Seth, Sarah, and Seamus live with their mood-shifting mother, Ruth, who fails to edit herself or her feelings, often causing a bit of a role reversal with her kids. When she drinks, take cover. Ruth denigrates their father at every opportunity, but Seth is determined to win back his love, anyway.
Seth's hero is Saul Bellow, who is a distinct model for Adam Schwartz's writing style. There are also hints of Philip Roth, Jonathan Tropper, and Woody Allen--a pastiche of Jewish humorists and writers. (There is also a whiff of Brock Clarke.) While still in high school, Seth garners praise for a story, which helps his acceptance into the University of Chicago.
While in college, Seth writes a story called "A Stranger on the Planet," a fictionalization of his hapless and battered family life, which earns him high praise from an esteemed literature professor and a scholarly award.
Herein lies the problem. Although Schwartz's novel is a crackling good read, his eponymous story within the story is a big letdown. This is Seth's prize-winning bildungsroman, also a fictionalized memoir, yet it was actually stilted, amateurish, and ungainly. I was not convinced that any luminaries from the scholarly university would praise it. It shrank the triumph of the book for me and squandered some of its essence.
In retrospect, I am able to regain much of that lost essence, as it was a wild ride with many moving, primordial events and memorably rich characters. The love of Seth's life, Rachel, is a compendium of touching cross-purposes and levity, and his relationship with Sarah has that Jewish brother-sister realism (that I can relate to!). The dynamics between Seth and Ruth were the most captivating of all, a Freudian roller coaster of a ride.

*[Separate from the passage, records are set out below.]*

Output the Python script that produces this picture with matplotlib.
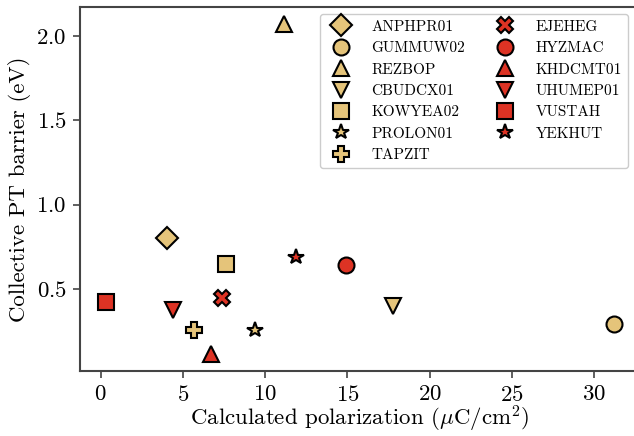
import matplotlib
matplotlib.use("Agg")
import matplotlib.pyplot as plt

plt.rcParams['font.family'] = 'serif'
plt.rcParams['font.serif'] = ['cmr10']
plt.rcParams['mathtext.fontset'] = 'cm'
plt.rcParams['axes.formatter.use_mathtext'] = True

names = ["ANPHPR01", "GUMMUW02", "REZBOP", "CBUDCX01", "KOWYEA02", "PROLON01", "TAPZIT",
         "EJEHEG", "HYZMAC", "KHDCMT01", "UHUMEP01", "VUSTAH", "YEKHUT"]
polarization = [4.04, 31.22, 11.16, 17.79, 7.6, 9.41, 5.68,
                7.37, 14.9, 6.69, 4.42, 0.32, 11.9]
barrier = [0.80, 0.29, 2.073, 0.40, 0.645, 0.254, 0.258,
           0.446, 0.64, 0.11, 0.373, 0.42, 0.69]
markers = ["D", "o", "^", "v", "s", "*", "P", "X", "o", "^", "v", "s", "*"]
groups = ["tan"] * 7 + ["red"] * 6

colors = {"tan": "#E5C47A", "red": "#DD3324"}

fig = plt.figure(figsize=(6.34, 4.36), dpi=100)
ax = fig.add_axes([80.5 / 634, 65 / 436, 559.3 / 634, 363.5 / 436])

for n, x, y, m, g in zip(names, polarization, barrier, markers, groups):
    ax.plot([x], [y], linestyle="none", marker=m, markersize=11.5,
            markerfacecolor=colors[g], markeredgecolor="black",
            markeredgewidth=1.5, label=n, zorder=3)

ax.set_xticks([0, 5, 10, 15, 20, 25, 30])
ax.set_yticks([0.5, 1.0, 1.5, 2.0])
ax.tick_params(axis="both", labelsize=16.5, direction="out", length=5, width=1.2,
               color="#444444", pad=5)
for s in ax.spines.values():
    s.set_color("#444444")
    s.set_linewidth(1.5)
ax.spines['right'].set_visible(False)

ax.set_xlabel(r"Calculated polarization ($\mu$C/cm$^2$)", fontsize=16.5, labelpad=-1)
ax.set_ylabel("Collective PT barrier (eV)", fontsize=16.5, labelpad=4)

leg = ax.legend(ncol=2, loc="upper right", bbox_to_anchor=(628 / 634, (436 - 14) / 436),
                bbox_transform=fig.transFigure, borderaxespad=0, fontsize=11,
                frameon=True, fancybox=True, edgecolor="#cccccc", framealpha=1,
                columnspacing=1.6, handletextpad=1.0, labelspacing=0.5)

fig.savefig("out.png", dpi=100)
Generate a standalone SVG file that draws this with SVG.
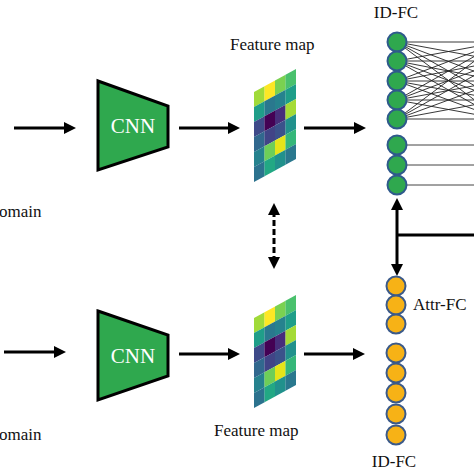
<svg xmlns="http://www.w3.org/2000/svg" xmlns:xlink="http://www.w3.org/1999/xlink" width="474" height="474" viewBox="0 0 474 474">
<style>
.lbl{font-family:"Liberation Serif","Times New Roman",serif;font-size:17px;fill:#111}
.cnnt{font-family:"Liberation Serif","Times New Roman",serif;font-size:21px;fill:#fff;text-anchor:middle}
.cnn{fill:#2fa84e;stroke:#000;stroke-width:3;stroke-linejoin:miter}
.arr{stroke:#000;stroke-width:3;fill:none;marker-end:url(#ah)}
.dbl{stroke:#000;stroke-width:3;fill:none;marker-start:url(#ah);marker-end:url(#ah)}
.g{fill:#2fa84e;stroke:#2f5a8c;stroke-width:2}
.o{fill:#f7b216;stroke:#3b5a8a;stroke-width:2}
.fc{stroke:#222;stroke-width:0.9}
.hl{stroke:#444;stroke-width:1}
</style>
<defs>
<marker id="ah" markerUnits="userSpaceOnUse" markerWidth="12" markerHeight="12" refX="4" refY="6" orient="auto-start-reverse">
<path d="M0,0 L12,6 L0,12 z" fill="#000"/>
</marker>
<g id="fmap" transform="skewY(-28.7)">
<rect x="0" y="0" width="10.6" height="15.1" fill="#a0da39"/><rect x="10.5" y="0" width="10.6" height="15.1" fill="#fde725"/><rect x="21" y="0" width="10.6" height="15.1" fill="#7ad151"/><rect x="31.5" y="0" width="10.5" height="15.1" fill="#4ac16d"/>
<rect x="0" y="15" width="10.6" height="15.1" fill="#1f9e89"/><rect x="10.5" y="15" width="10.6" height="15.1" fill="#2a788e"/><rect x="21" y="15" width="10.6" height="15.1" fill="#26828e"/><rect x="31.5" y="15" width="10.5" height="15.1" fill="#1f9e89"/>
<rect x="0" y="30" width="10.6" height="15.1" fill="#3e4a89"/><rect x="10.5" y="30" width="10.6" height="15.1" fill="#440154"/><rect x="21" y="30" width="10.6" height="15.1" fill="#472d7b"/><rect x="31.5" y="30" width="10.5" height="15.1" fill="#a5db36"/>
<rect x="0" y="45" width="10.6" height="15.1" fill="#31688e"/><rect x="10.5" y="45" width="10.6" height="15.1" fill="#414487"/><rect x="21" y="45" width="10.6" height="15.1" fill="#3b528b"/><rect x="31.5" y="45" width="10.5" height="15.1" fill="#21918c"/>
<rect x="0" y="60" width="10.6" height="15.1" fill="#26828e"/><rect x="10.5" y="60" width="10.6" height="15.1" fill="#6ece58"/><rect x="21" y="60" width="10.6" height="15.1" fill="#e5e419"/><rect x="31.5" y="60" width="10.5" height="15.1" fill="#35b779"/>
<rect x="0" y="75" width="10.6" height="15" fill="#2c728e"/><rect x="10.5" y="75" width="10.6" height="15" fill="#22a884"/><rect x="21" y="75" width="10.6" height="15" fill="#21918c"/><rect x="31.5" y="75" width="10.5" height="15" fill="#2a788e"/>
</g>
</defs>
<rect width="474" height="474" fill="#fff"/>

<g id="connectors">
<line class="arr" x1="14" y1="128" x2="68" y2="128"/>
<line class="arr" x1="179" y1="128" x2="232" y2="128"/>
<line class="arr" x1="304" y1="128" x2="358" y2="128"/>
<line class="arr" x1="4" y1="352" x2="58" y2="352"/>
<line class="arr" x1="179" y1="354" x2="232" y2="354"/>
<line class="arr" x1="304" y1="354" x2="357" y2="354"/>
<line class="dbl" x1="274" y1="211" x2="274" y2="261" stroke-dasharray="6,3"/>
<line class="dbl" x1="397" y1="206" x2="397" y2="268"/>
<line x1="397" y1="235" x2="480" y2="235" stroke="#000" stroke-width="3"/>
<g id="fc-lines">
<line class="fc" x1="397" y1="42" x2="500" y2="42"/><line class="fc" x1="397" y1="42" x2="500" y2="61"/><line class="fc" x1="397" y1="42" x2="500" y2="81"/><line class="fc" x1="397" y1="42" x2="500" y2="100"/><line class="fc" x1="397" y1="42" x2="500" y2="119"/>
<line class="fc" x1="397" y1="61" x2="500" y2="42"/><line class="fc" x1="397" y1="61" x2="500" y2="61"/><line class="fc" x1="397" y1="61" x2="500" y2="81"/><line class="fc" x1="397" y1="61" x2="500" y2="100"/><line class="fc" x1="397" y1="61" x2="500" y2="119"/>
<line class="fc" x1="397" y1="81" x2="500" y2="42"/><line class="fc" x1="397" y1="81" x2="500" y2="61"/><line class="fc" x1="397" y1="81" x2="500" y2="81"/><line class="fc" x1="397" y1="81" x2="500" y2="100"/><line class="fc" x1="397" y1="81" x2="500" y2="119"/>
<line class="fc" x1="397" y1="100" x2="500" y2="42"/><line class="fc" x1="397" y1="100" x2="500" y2="61"/><line class="fc" x1="397" y1="100" x2="500" y2="81"/><line class="fc" x1="397" y1="100" x2="500" y2="100"/><line class="fc" x1="397" y1="100" x2="500" y2="119"/>
<line class="fc" x1="397" y1="119" x2="500" y2="42"/><line class="fc" x1="397" y1="119" x2="500" y2="61"/><line class="fc" x1="397" y1="119" x2="500" y2="81"/><line class="fc" x1="397" y1="119" x2="500" y2="100"/><line class="fc" x1="397" y1="119" x2="500" y2="119"/>
<line class="hl" x1="397" y1="145" x2="480" y2="145"/>
<line class="hl" x1="397" y1="165" x2="480" y2="165"/>
<line class="hl" x1="397" y1="185" x2="480" y2="185"/>
</g>
</g>

<g id="label-domain-top"><text class="lbl" x="-1" y="217">omain</text></g>
<g id="label-domain-bottom"><text class="lbl" x="-1" y="440">omain</text></g>

<g id="cnn-top">
<polygon class="cnn" points="98,81 168,106 168,147 98,170"/>
<text class="cnnt" x="133" y="133">CNN</text>
</g>
<g id="cnn-bottom">
<polygon class="cnn" points="98,311 168,335 168,376 98,400"/>
<text class="cnnt" x="133" y="363">CNN</text>
</g>

<g id="featuremap-top">
<text class="lbl" x="230" y="50">Feature map</text>
<use xlink:href="#fmap" transform="translate(254,92)"/>
</g>
<g id="featuremap-bottom">
<use xlink:href="#fmap" transform="translate(254,318)"/>
<text class="lbl" x="214" y="436">Feature map</text>
</g>

<g id="id-fc-top">
<text class="lbl" x="396" y="18" text-anchor="middle">ID-FC</text>
<circle class="g" cx="397" cy="42" r="9.5"/>
<circle class="g" cx="397" cy="61" r="9.5"/>
<circle class="g" cx="397" cy="81" r="9.5"/>
<circle class="g" cx="397" cy="100" r="9.5"/>
<circle class="g" cx="397" cy="119" r="9.5"/>
<circle class="g" cx="397" cy="145" r="9.5"/>
<circle class="g" cx="397" cy="165" r="9.5"/>
<circle class="g" cx="397" cy="185" r="9.5"/>
</g>

<g id="attr-fc">
<circle class="o" cx="396" cy="286" r="9.5"/>
<circle class="o" cx="396" cy="305" r="9.5"/>
<circle class="o" cx="396" cy="324" r="9.5"/>
<text class="lbl" x="413" y="310">Attr-FC</text>
</g>
<g id="id-fc-bottom">
<circle class="o" cx="396" cy="353" r="9.5"/>
<circle class="o" cx="396" cy="373" r="9.5"/>
<circle class="o" cx="396" cy="393" r="9.5"/>
<circle class="o" cx="396" cy="414" r="9.5"/>
<circle class="o" cx="396" cy="435" r="9.5"/>
<text class="lbl" x="394" y="467" text-anchor="middle">ID-FC</text>
</g>
</svg>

Although I assigned four stars to Schwartz's debut novel, I highly recommend it for lovers of Jewish familial stories and turbo comic humor. It is a swift read--two or three sittings, and never dull. There is also a very intriguing dissection on the craft of writing, woven into the story organically. Schwartz is an author on the rise, and a few missteps are forgivable.
Seth has a hard time connecting to his father who remarried a snobish French woman and seemed to live very well in the Boston area. Seth's father always complained that he never had money to do anything because he had to send money to help support Seth and his siblings. His father can never seem to hold any meaningful conversation with Seth unless it is a science discussion.
Seth has an odd relationship with his mother and the reader is never really sure if it is because how she seems to make bad choices and go after bad men. Seamus rebels against his upbringing and turns to Orthodox Judism and his main thing seems to be criticizing Seth and complaining about non-Kosher foods.
Throughout the book Seth seems to have only two real friends; Rachel, his lesbian girlfriend and his sister Sarah. It is Rachel who Seth seems to really love and maybe it is because he can't really have her the way he wants. Rachel helps give him ideas to write a short story called A Stranger On the Planet. Rachel gets very angry that Seth used her most emotional moment of her life to include in the story, though the characters and names are different. This story turns out to be the best thing Seth ever wrote and the author includes it on the last pages of the book.
Throughout the book, Seth keeps searching for ways to improve his relationships with his mother, father and Rachel. His other relationships are total failures especially one with Molly who he was married to for a short time. This book would definately be a good college read because the class could discuss all Seth's different relationships and why they are and why Seth is so determined to change them, ignoring other important things in his life.
I liked most of the book but I kept wanting to slap Seth across the face and shake some sense into him about things that appear obvious.